GOAL: From the listing below, extract each line containing the string "with".

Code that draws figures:
___
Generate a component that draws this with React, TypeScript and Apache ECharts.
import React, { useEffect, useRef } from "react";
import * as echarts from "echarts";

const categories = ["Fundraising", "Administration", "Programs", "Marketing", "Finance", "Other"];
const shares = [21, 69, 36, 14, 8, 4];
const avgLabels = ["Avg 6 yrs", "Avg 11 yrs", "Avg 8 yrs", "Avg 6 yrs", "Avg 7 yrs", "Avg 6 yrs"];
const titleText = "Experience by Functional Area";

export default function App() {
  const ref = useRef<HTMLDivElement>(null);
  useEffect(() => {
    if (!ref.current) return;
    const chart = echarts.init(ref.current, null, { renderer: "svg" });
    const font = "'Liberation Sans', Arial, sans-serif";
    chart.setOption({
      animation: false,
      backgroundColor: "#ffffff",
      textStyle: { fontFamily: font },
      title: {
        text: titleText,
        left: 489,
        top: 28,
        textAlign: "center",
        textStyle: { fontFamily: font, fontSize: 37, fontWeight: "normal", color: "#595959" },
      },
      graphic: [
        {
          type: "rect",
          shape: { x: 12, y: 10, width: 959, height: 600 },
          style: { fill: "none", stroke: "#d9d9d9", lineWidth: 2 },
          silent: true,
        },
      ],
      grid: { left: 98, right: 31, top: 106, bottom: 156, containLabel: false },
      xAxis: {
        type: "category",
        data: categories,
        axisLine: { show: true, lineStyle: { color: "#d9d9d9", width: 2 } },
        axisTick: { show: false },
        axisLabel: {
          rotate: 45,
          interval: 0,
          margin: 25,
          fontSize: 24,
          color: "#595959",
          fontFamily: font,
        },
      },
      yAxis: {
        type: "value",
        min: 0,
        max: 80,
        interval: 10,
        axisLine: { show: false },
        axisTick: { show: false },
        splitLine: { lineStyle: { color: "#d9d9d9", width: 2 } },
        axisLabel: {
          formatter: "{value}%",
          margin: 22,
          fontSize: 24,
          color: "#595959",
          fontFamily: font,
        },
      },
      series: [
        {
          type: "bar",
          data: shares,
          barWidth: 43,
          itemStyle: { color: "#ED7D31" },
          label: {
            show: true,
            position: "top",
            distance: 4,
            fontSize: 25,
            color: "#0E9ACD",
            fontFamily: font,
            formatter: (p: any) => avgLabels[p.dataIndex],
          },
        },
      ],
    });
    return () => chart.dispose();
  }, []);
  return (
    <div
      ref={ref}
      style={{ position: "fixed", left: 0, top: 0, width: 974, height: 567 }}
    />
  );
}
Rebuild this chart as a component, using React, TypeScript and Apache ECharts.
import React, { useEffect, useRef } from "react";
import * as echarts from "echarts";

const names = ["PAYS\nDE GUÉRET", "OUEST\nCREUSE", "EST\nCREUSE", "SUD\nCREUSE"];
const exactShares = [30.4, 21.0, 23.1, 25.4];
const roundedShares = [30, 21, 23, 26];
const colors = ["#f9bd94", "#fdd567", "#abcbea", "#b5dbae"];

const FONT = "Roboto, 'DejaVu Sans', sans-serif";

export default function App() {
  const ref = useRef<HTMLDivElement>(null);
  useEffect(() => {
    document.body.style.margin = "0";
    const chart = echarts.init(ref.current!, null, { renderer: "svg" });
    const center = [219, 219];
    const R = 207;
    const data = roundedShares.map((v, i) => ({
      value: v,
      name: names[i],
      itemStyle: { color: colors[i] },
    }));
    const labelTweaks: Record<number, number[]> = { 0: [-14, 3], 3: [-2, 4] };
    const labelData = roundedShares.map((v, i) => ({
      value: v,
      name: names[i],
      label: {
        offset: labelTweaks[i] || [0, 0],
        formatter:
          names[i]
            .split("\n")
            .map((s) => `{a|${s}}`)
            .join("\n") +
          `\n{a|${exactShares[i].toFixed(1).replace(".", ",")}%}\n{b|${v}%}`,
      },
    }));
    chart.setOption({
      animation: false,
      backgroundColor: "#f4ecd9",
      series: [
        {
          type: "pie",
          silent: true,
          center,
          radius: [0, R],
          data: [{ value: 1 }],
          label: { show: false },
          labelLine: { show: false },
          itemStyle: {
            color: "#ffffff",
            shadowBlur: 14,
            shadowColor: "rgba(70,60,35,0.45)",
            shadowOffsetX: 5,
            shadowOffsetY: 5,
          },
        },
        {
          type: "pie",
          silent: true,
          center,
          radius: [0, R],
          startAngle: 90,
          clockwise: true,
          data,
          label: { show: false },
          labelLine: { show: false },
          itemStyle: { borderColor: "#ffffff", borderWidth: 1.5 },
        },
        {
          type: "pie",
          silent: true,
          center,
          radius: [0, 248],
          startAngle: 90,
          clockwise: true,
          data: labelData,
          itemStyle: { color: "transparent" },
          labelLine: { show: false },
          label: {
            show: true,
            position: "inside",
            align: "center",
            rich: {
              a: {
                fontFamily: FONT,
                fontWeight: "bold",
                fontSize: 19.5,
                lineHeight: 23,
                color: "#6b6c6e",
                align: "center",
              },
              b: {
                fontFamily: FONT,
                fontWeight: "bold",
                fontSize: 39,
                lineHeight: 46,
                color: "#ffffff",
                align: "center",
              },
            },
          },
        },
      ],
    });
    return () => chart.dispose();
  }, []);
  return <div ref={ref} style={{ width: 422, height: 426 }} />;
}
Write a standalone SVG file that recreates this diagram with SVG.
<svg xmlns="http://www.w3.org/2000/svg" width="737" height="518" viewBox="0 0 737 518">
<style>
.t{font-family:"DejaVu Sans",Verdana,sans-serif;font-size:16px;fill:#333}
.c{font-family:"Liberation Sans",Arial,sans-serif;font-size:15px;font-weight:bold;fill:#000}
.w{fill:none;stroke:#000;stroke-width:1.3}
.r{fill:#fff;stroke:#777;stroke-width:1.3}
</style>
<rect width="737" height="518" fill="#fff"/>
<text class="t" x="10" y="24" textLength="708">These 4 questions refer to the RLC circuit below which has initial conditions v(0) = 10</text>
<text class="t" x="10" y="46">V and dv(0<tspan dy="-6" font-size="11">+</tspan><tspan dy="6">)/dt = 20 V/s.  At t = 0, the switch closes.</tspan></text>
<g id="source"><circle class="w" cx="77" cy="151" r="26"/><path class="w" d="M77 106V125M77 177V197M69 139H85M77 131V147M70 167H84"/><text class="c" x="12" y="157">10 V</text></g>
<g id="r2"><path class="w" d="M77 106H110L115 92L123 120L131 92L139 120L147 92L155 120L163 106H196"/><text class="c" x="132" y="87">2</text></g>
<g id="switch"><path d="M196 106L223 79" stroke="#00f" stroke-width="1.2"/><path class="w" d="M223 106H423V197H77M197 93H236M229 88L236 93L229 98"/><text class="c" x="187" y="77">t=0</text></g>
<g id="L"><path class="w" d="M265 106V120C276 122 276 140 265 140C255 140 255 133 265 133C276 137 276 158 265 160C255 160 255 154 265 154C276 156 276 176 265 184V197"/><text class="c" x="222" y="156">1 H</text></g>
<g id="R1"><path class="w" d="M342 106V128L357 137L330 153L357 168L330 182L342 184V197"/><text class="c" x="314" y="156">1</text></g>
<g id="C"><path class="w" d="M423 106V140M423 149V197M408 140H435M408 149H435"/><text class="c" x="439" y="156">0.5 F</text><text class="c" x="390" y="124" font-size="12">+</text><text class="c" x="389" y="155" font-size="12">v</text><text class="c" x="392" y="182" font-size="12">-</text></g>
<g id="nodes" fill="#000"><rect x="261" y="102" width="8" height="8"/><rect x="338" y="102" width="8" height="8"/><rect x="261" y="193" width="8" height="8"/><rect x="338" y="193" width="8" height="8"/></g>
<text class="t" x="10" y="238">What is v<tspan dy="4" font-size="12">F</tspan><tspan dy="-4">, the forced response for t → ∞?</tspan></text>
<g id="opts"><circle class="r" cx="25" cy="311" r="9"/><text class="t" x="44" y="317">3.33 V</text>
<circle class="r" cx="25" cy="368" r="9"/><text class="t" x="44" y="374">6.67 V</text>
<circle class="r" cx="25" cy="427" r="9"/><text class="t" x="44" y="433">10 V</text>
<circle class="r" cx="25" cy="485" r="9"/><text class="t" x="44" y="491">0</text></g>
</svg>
___
RESULT:
Generate a component that draws this with React, TypeScript and Apache ECharts.
Write a standalone SVG file that recreates this diagram with SVG.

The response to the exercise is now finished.